Die Ampel-Koalition hat sich des Themas nun auch im Koalitionsvertrag angenommen. Hasskriminalität und ihre Motivation soll besser statistisch erfasst werden. Das ist gerade in Bezug auf Frauen auch leider notwendig. Aktuell weist die Polizeiliche Kriminalstatistik diese nicht gesondert aus. Es gibt zwar schon seit Längerem Statistiken zu politisch motivierter Kriminalität. Im Bereich der politisch motivierten Hasskriminalität sind seit dem Erhebungszeitraum 2020 auch Straftaten gegen Geschlecht oder sexuelle Identität erfasst. Online-Hass gegen Frauen ist aber kein Phänomen, das sich nur auf eine politische Motivation begrenzt. Die traurige Wahrheit ist, dass Online-Hass gegen Frauen ein Massenphänomen ist. Deshalb braucht es dringend eine bessere Datenlage, um die Entwicklung zu beobachten und kriminalpolitische Maßnahmen ableiten zu können.

Der Koalitions-Vertrag sieht außerdem vor, dass mit einem "Gesetz gegen digitale Gewalt" rechtliche Hürden bei Auskunftsrechten abgebaut und die Rahmenbedingungen für elektronische Verfahren zur Anzeigenerstattung und für private Verfahren geschaffen werden sollen. Nicht nur der Fall Künast hat gezeigt, welch langen Atem Opfer derzeit brauchen, um gegen Täter vorgehen zu können. Viele Frauen geben schon deshalb eine Anzeige erst gar nicht auf oder reichen keine Klage ein. Niedrigschwellige Online-Verfahren für Persönlichkeitsrechtsverletzungen im Netz, z.B. über sogenannte e-Courts, wären eine deutliche Verbesserung der Lage. Erfreuliche Entwicklungen gibt es bereits im Bereich der Strafermittlungen gegen Hasskriminalität. Bei der Staatsanwaltschaft Köln etwa wurde im Jahr 2018 ein Sonderdezernat zur Verfolgung von Hasskriminalität eingerichtet. Mehr solcher Strukturen sollten folgen.

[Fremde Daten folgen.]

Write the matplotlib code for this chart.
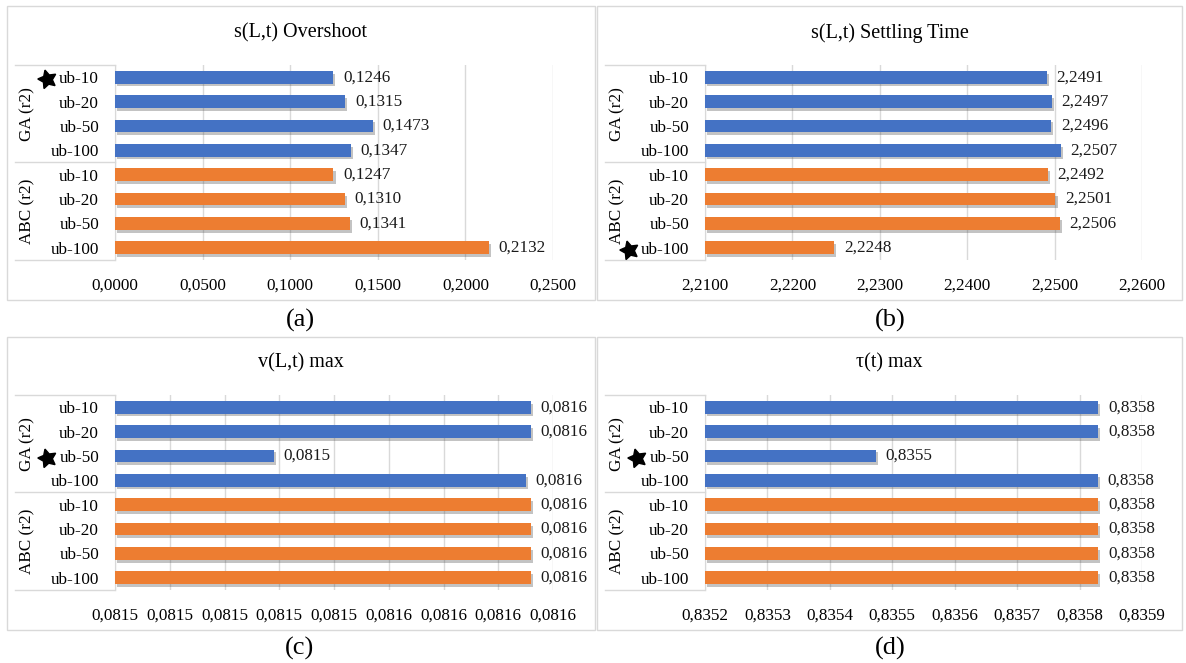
import matplotlib
matplotlib.use("Agg")
import matplotlib.pyplot as plt
import matplotlib.patheffects as pe
from matplotlib.patches import Rectangle
from matplotlib.ticker import FixedLocator, FuncFormatter
from decimal import Decimal, ROUND_HALF_UP

plt.rcParams["font.family"] = ["Liberation Serif", "DejaVu Serif"]

# ---- data -------------------------------------------------------------
groups = ["GA (r2)", "ABC (r2)"]
runs = ["ub-10", "ub-20", "ub-50", "ub-100"]

overshoot_ga = [0.1246, 0.1315, 0.1473, 0.1347]
overshoot_abc = [0.1247, 0.1310, 0.1341, 0.2132]

settling_ga = [2.2491, 2.2497, 2.2496, 2.2507]
settling_abc = [2.2492, 2.2501, 2.2506, 2.2248]

vmax_ga = [0.081576, 0.081576, 0.081529, 0.081575]
vmax_abc = [0.081576, 0.081576, 0.081576, 0.081576]

taumax_ga = [0.83583, 0.83583, 0.835474, 0.835829]
taumax_abc = [0.83583, 0.83583, 0.83583, 0.83583]

titles = ["s(L,t) Overshoot", "s(L,t) Settling Time", "v(L,t) max", "τ(t) max"]
captions = ["(a)", "(b)", "(c)", "(d)"]

x_ranges = [(0.0, 0.25, 0.05), (2.21, 2.26, 0.01),
            (0.08150, 0.08158, 0.00001), (0.8352, 0.8359, 0.0001)]

# (group index, run index) of the starred best result in each panel
best = [(0, 0), (1, 3), (0, 2), (0, 2)]

panels = [(overshoot_ga, overshoot_abc), (settling_ga, settling_abc),
          (vmax_ga, vmax_abc), (taumax_ga, taumax_abc)]

BLUE = "#4472C4"
ORANGE = "#ED7D31"
GRID = "#D9D9D9"

# ---- layout (pixels) --------------------------------------------------
W, H = 1186, 663
fig = plt.figure(figsize=(W / 100, H / 100), dpi=100)


def frac_rect(x0, y0, x1, y1):
    return [x0 / W, 1 - y1 / H, (x1 - x0) / W, (y1 - y0) / H]


boxes = [(7, 6, 595, 300), (597, 6, 1182, 300),
         (7, 337, 595, 630), (597, 337, 1182, 630)]
plots = [(115, 65, 553, 260), (705, 65, 1142, 260),
         (115, 395, 553, 590), (705, 395, 1142, 590)]
title_y = [33, 33, 363, 363]
caption_pos = [(300, 320), (890, 320), (300, 648), (890, 648)]


def fmt4(v, pos=None):
    d = Decimal(str(round(float(v), 8))).quantize(Decimal("0.0001"), rounding=ROUND_HALF_UP)
    return str(d).replace(".", ",")


labels = runs + runs
colors = [BLUE] * 4 + [ORANGE] * 4
shadow = [pe.SimplePatchShadow(offset=(1.5, -2), shadow_rgbFace="#555555", alpha=0.35),
          pe.Normal()]

axes = []
for i, (ga, abc) in enumerate(panels):
    bx0, by0, bx1, by1 = boxes[i]
    fig.add_artist(Rectangle((bx0 / W, 1 - by1 / H), (bx1 - bx0) / W, (by1 - by0) / H,
                             transform=fig.transFigure, fill=False,
                             edgecolor=GRID, linewidth=1.0))
    px0, py0, px1, py1 = plots[i]
    ax = fig.add_axes(frac_rect(px0, py0, px1, py1))
    axes.append(ax)

    values = list(ga) + list(abc)
    ypos = list(range(len(values)))
    lo, hi, step = x_ranges[i]
    bars = ax.barh(ypos, [v - lo for v in values], left=lo, height=0.52,
                   color=colors, zorder=3)
    for b in bars:
        b.set_path_effects(shadow)

    ax.set_xlim(lo, hi)
    ax.set_ylim(len(values) - 0.5, -0.5)
    nt = int(round((hi - lo) / step)) + 1
    ticks = [lo + k * step for k in range(nt)]
    ax.xaxis.set_major_locator(FixedLocator(ticks))
    ax.xaxis.set_major_formatter(FuncFormatter(fmt4))
    ax.set_yticks(ypos)
    ax.set_yticklabels(labels)
    ax.tick_params(axis="both", length=0, labelsize=12.3)
    ax.tick_params(axis="y", pad=11.5)
    ax.tick_params(axis="x", pad=13)
    ax.grid(axis="x", color=GRID, linewidth=1.0, zorder=0)
    for s in ["top", "right", "bottom"]:
        ax.spines[s].set_visible(False)
    ax.spines["left"].set_color(GRID)
    ax.set_facecolor("none")

    # value labels at the bar ends
    for y, v in zip(ypos, values):
        ax.annotate(fmt4(v), xy=(v, y), xytext=(7, 0), textcoords="offset points",
                    ha="left", va="center", fontsize=12.3, color="#1a1a1a")

    # multi-level category frame and group names
    ytr = ax.get_yaxis_transform()
    xl = -(px0 - (bx0 + 8)) / (px1 - px0)
    for yl in (-0.5, 3.5, 7.5):
        ax.plot([xl, 0], [yl, yl], transform=ytr, color=GRID, lw=1.0, clip_on=False)
    xg = -(px0 - (bx0 + 20)) / (px1 - px0)
    for g, name in enumerate(groups):
        ax.text(xg, 1.5 + 4 * g, name, transform=ytr, rotation=90,
                ha="center", va="center", fontsize=12.3)

    fig.text((bx0 + bx1) / 2 / W, 1 - title_y[i] / H, titles[i],
             ha="center", va="center", fontsize=14.5)
    cx, cy = caption_pos[i]
    fig.text(cx / W, 1 - cy / H, captions[i], ha="center", va="center", fontsize=19)

# star markers just left of the best run's category label
fig.canvas.draw()
renderer = fig.canvas.get_renderer()
for i, ax in enumerate(axes):
    g, r = best[i]
    row = 4 * g + r
    tl = ax.get_yticklabels()[row]
    bb = tl.get_window_extent(renderer)
    inv = fig.transFigure.inverted()
    xs, ys = inv.transform((bb.x0 - 12, (bb.y0 + bb.y1) / 2))
    fig.lines.append(plt.Line2D([xs], [ys], transform=fig.transFigure, marker=(5, 1, 15),
                                markersize=14, color="black", linestyle="none"))

fig.savefig("out.png", dpi=100)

Hass und Gewalt gegen Frauen finden aber weiterhin nicht nur online statt. Die meisten Vergewaltigungen und sexuellen Übergriffe geschehen in Ehe und Partnerschaft, das ergeben immer wieder Befragungen. Allerdings ist die Dunkelziffer hier sehr hoch, die wenigsten der Taten werden offiziell zur Anzeige gebracht. Die letzte Kriminalistische Auswertung zur Partnerschaftsgewalt für das Jahr 2020 hat dennoch gezeigt, dass häusliche Gewalt insgesamt kontinuierlich ansteigt. Zu über 80 Prozent sind Frauen die Opfer. Es ist davon auszugehen, dass sich während der Corona-Pandemie häusliche Straftaten aufgrund der isolierten Situation sogar noch verschärft haben. Weltweit schlugen Hilfeorganisationen Alarmund Hilfestrukturen wie Frauenhäuser berichteten von Überlastung.

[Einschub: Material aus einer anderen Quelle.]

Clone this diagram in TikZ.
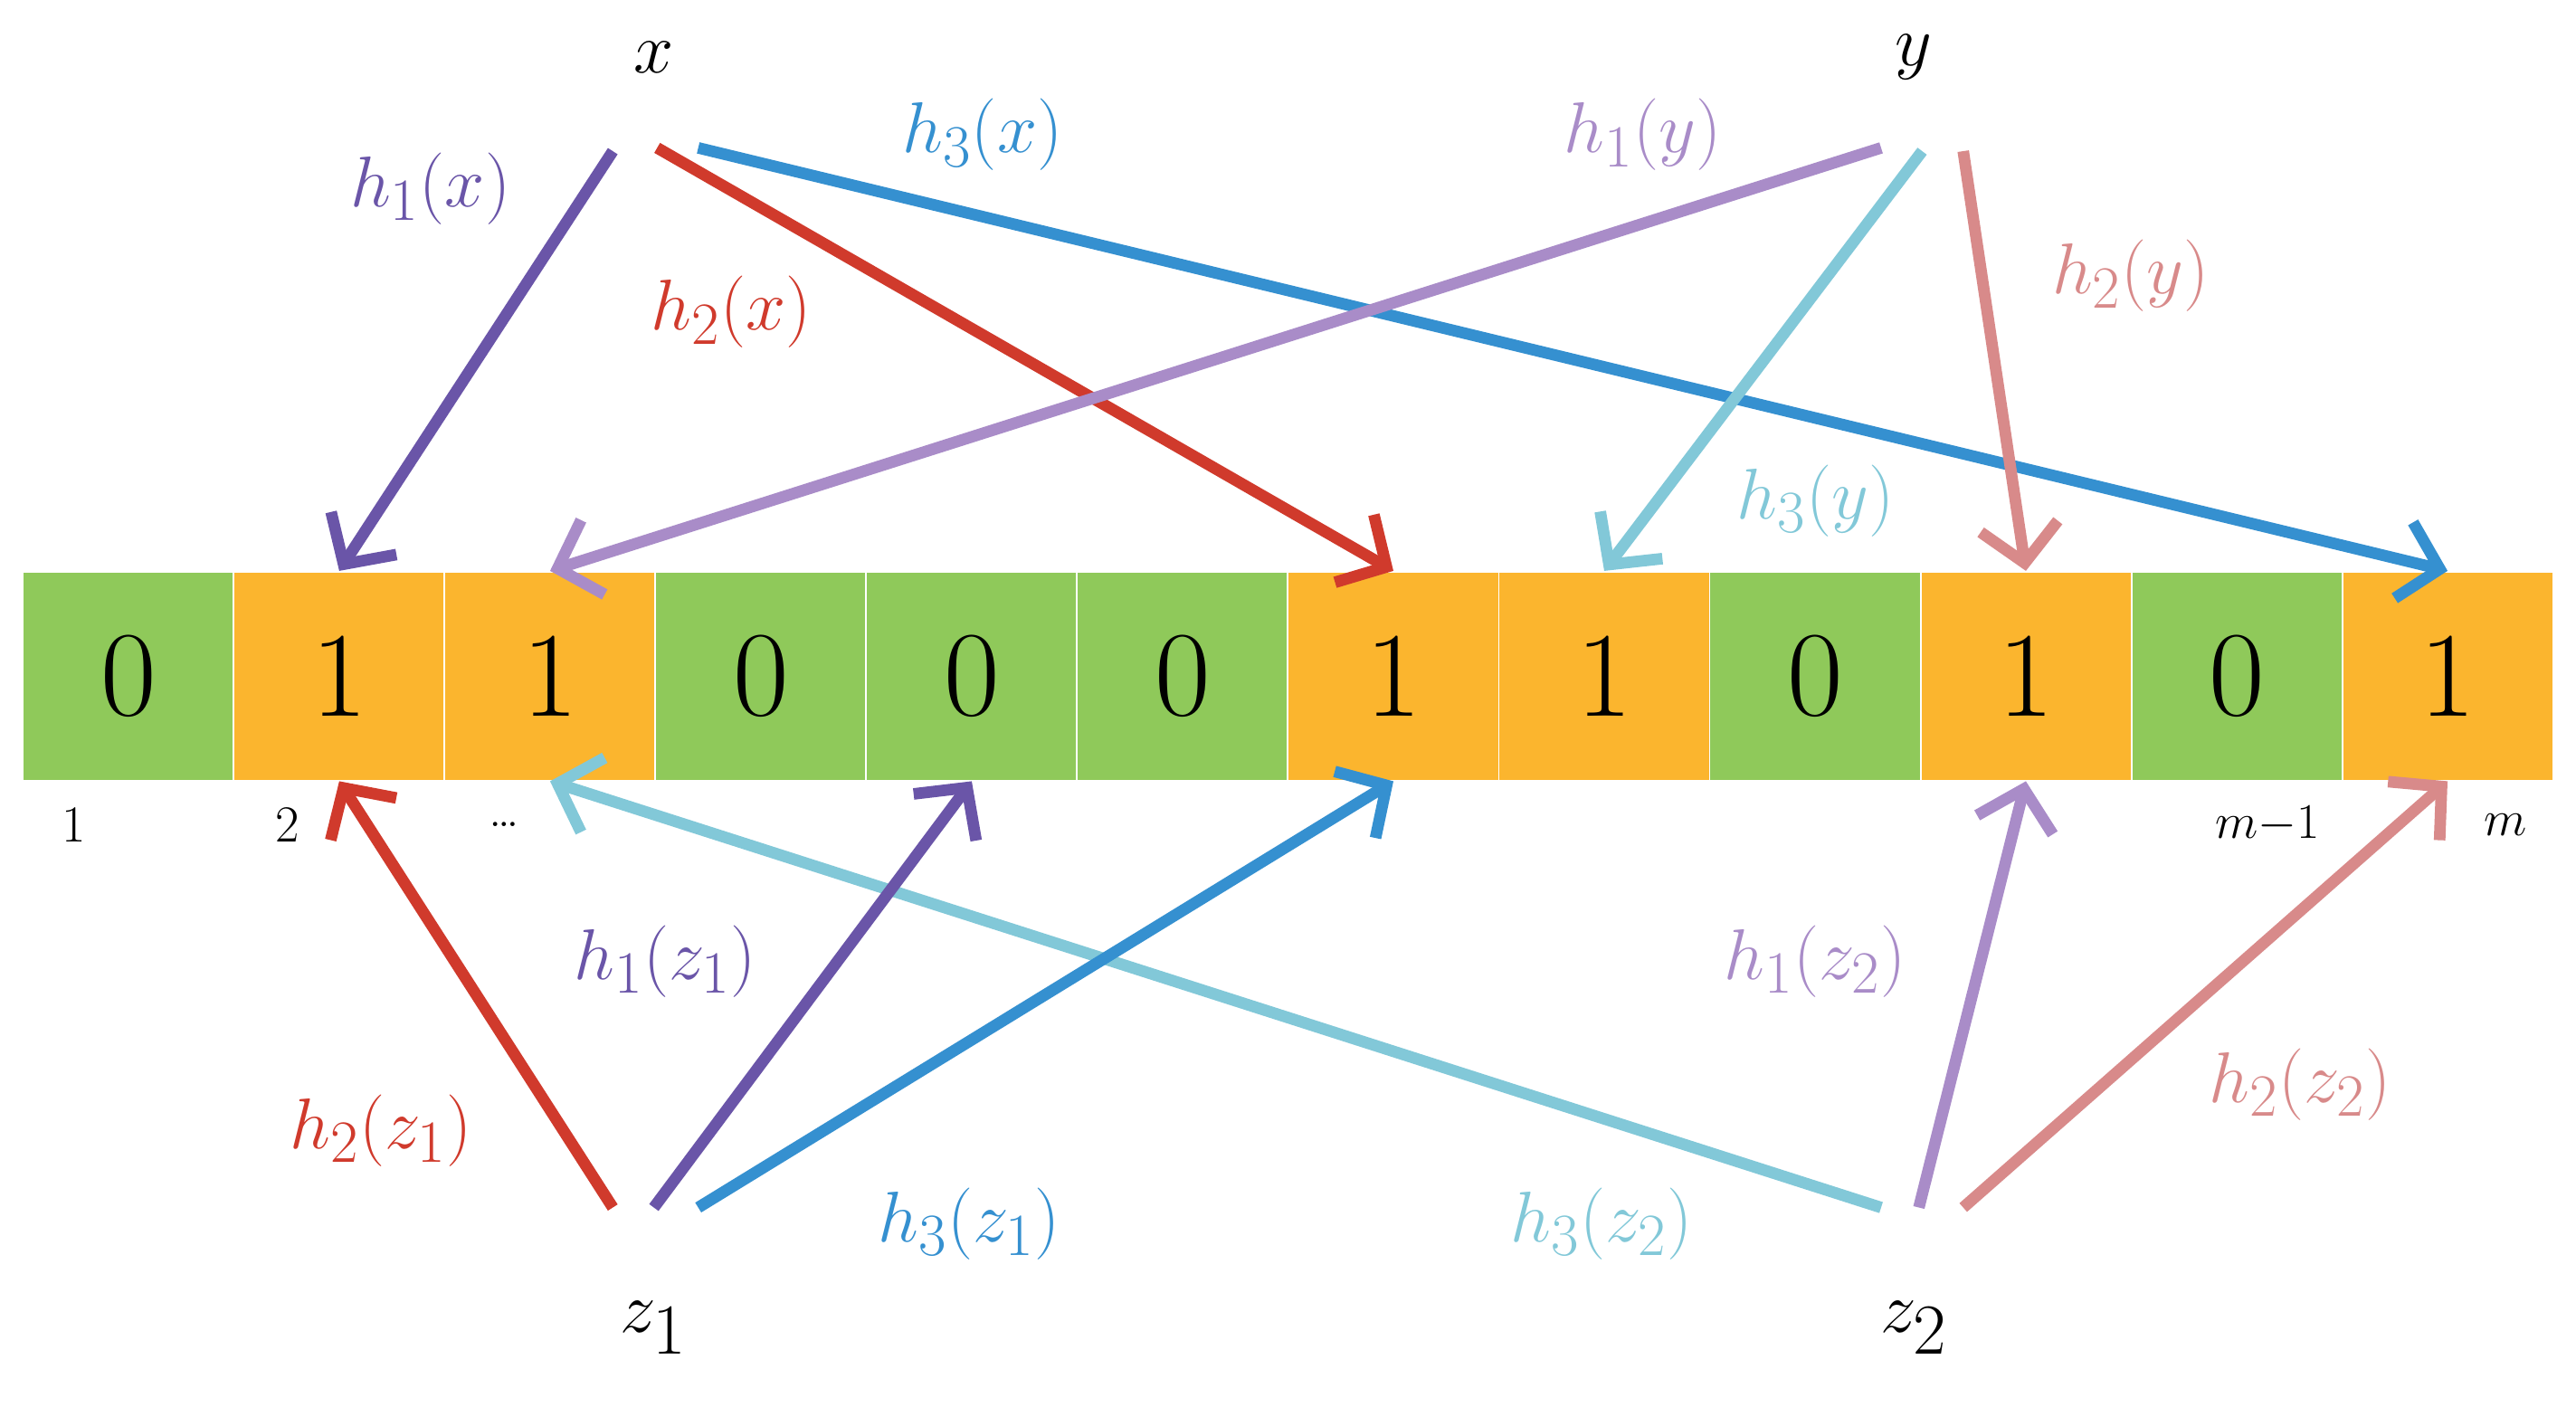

Die durch #MeToo angestoßene Debatte lässt hoffen, dass sich das Thema Online-Hass gegen Frauen nun langfristig auf der politischen Agenda festgesetzt hat. Bis Online-Debatten in ganz reales Handeln umgesetzt werden, braucht es aber bekanntlich auch seine Zeit. Deshalb soll etwas mehr als vier Jahre nach dem Aufkommen des Hashtags in einer Online-Veranstaltung am 08.02.2022 eine Bestandsaufnahme vorgenommen werden. Was bleibt von der Debatte, welche rechtlichen und gesellschaftlichen Veränderungen lassen sich feststellen und was ist noch zu tun?